§ **EXERCISE INSTRUCTIONS**
Begin with the line that contains "Generate a Python", end with the line that contains "base = alt.Chart(df)", and extract exactly that stretch of lines.

[Dataset records]
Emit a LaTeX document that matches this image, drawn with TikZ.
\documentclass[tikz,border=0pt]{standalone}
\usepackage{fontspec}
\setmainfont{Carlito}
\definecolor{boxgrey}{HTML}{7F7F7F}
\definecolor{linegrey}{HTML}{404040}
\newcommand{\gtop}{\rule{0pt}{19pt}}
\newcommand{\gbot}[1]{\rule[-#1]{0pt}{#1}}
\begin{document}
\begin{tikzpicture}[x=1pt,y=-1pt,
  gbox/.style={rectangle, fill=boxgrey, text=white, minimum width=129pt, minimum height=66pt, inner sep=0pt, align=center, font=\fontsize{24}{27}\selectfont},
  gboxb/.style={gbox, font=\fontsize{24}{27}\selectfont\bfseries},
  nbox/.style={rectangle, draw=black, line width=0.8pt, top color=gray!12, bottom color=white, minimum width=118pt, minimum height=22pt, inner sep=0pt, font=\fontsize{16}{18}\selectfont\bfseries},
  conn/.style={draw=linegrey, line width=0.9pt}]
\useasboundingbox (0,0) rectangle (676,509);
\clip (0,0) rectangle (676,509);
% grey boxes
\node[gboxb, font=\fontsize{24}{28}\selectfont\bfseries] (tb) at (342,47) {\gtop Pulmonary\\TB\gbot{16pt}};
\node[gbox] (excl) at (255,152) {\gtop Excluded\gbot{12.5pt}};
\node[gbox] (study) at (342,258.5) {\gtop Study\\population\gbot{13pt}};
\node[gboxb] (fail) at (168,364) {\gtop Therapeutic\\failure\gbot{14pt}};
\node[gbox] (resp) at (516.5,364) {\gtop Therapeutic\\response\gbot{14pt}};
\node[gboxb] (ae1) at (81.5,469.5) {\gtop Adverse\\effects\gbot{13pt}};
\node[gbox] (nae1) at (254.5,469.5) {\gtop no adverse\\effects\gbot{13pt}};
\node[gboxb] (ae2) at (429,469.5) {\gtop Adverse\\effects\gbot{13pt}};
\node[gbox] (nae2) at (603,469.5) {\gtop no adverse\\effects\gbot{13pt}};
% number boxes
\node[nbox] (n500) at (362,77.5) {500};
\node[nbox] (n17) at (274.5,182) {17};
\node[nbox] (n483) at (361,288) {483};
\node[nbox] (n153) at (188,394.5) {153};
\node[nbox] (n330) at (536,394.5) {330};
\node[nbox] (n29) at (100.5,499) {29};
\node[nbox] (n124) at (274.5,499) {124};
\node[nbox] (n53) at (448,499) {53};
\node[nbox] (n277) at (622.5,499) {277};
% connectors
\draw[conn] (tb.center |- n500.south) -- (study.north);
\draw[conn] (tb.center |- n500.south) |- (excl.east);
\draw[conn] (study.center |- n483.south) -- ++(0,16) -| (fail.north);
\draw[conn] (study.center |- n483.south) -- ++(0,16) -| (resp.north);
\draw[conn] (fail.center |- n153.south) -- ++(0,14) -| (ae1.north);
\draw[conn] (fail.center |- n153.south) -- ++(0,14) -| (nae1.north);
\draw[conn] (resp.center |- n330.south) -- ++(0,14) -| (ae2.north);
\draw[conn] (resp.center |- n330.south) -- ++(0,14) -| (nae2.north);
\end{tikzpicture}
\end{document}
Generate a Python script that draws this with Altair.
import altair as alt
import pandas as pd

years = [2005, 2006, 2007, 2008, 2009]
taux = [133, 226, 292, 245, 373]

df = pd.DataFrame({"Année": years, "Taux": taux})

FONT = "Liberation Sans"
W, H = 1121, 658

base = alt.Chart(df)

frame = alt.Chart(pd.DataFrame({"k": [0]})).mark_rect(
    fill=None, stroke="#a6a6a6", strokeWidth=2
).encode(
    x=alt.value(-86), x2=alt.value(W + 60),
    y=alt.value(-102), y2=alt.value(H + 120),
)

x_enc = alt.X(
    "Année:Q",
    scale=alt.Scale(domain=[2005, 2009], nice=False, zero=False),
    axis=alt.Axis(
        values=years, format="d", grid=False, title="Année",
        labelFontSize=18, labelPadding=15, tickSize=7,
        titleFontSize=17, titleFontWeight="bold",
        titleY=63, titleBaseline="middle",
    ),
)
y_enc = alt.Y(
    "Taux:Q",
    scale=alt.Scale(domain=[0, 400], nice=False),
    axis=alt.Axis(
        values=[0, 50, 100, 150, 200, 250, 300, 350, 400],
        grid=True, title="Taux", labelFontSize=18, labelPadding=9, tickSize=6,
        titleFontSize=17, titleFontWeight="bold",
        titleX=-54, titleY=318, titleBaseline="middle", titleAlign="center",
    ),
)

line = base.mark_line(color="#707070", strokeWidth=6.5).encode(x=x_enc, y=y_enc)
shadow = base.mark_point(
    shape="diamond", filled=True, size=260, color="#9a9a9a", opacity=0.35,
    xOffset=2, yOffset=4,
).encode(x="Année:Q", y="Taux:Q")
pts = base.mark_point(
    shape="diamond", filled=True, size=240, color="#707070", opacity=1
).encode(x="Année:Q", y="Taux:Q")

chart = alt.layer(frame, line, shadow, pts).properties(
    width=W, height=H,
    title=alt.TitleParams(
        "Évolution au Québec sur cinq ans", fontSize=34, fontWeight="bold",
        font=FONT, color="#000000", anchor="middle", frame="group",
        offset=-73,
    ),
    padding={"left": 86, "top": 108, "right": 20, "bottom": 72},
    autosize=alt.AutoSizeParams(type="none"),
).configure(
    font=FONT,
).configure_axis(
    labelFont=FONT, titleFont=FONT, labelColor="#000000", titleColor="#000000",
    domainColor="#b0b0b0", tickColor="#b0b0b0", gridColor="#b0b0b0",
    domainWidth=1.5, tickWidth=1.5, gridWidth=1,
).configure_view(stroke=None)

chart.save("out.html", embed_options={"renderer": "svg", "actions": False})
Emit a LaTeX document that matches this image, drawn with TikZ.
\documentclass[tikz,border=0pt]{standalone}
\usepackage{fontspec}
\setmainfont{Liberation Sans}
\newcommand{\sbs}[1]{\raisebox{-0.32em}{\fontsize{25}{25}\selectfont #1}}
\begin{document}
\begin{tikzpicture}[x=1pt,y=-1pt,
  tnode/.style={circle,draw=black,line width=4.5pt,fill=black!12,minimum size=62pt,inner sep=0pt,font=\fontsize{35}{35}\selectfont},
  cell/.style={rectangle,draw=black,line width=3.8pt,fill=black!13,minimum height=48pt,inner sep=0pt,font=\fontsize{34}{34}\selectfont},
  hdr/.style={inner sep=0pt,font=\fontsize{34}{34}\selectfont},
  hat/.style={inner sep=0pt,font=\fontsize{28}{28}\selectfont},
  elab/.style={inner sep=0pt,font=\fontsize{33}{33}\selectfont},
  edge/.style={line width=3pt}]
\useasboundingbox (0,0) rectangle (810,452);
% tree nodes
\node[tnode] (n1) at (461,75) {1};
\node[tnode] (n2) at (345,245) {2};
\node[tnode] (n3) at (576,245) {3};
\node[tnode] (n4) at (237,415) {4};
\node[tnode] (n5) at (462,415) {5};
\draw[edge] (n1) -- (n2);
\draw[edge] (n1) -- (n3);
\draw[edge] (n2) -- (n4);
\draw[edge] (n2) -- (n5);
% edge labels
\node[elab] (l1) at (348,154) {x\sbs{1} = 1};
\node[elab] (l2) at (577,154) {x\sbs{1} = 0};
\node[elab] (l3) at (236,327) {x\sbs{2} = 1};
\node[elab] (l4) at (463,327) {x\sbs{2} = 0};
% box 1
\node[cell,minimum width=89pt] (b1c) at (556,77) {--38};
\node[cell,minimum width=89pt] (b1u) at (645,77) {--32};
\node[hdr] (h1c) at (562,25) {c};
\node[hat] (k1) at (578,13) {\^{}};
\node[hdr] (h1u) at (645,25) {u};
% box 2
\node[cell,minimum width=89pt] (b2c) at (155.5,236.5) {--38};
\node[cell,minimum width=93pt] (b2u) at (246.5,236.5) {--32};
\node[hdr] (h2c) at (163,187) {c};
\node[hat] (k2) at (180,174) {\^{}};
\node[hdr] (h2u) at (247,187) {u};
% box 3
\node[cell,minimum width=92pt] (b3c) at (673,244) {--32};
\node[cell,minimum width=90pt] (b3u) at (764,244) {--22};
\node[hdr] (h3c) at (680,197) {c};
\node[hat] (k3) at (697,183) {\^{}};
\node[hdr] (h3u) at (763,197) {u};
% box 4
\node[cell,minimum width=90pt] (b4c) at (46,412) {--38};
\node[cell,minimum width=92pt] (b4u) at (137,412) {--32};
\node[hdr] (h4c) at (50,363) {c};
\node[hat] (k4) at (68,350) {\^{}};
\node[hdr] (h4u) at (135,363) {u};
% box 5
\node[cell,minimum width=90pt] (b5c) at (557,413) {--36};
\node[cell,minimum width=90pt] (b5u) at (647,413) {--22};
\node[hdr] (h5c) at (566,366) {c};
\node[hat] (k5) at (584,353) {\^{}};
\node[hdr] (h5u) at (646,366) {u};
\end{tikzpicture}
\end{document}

§ **EXPECTED OUTPUT**
Generate a Python script that draws this with Altair.
import altair as alt
import pandas as pd

years = [2005, 2006, 2007, 2008, 2009]
taux = [133, 226, 292, 245, 373]

df = pd.DataFrame({"Année": years, "Taux": taux})

FONT = "Liberation Sans"
W, H = 1121, 658

base = alt.Chart(df)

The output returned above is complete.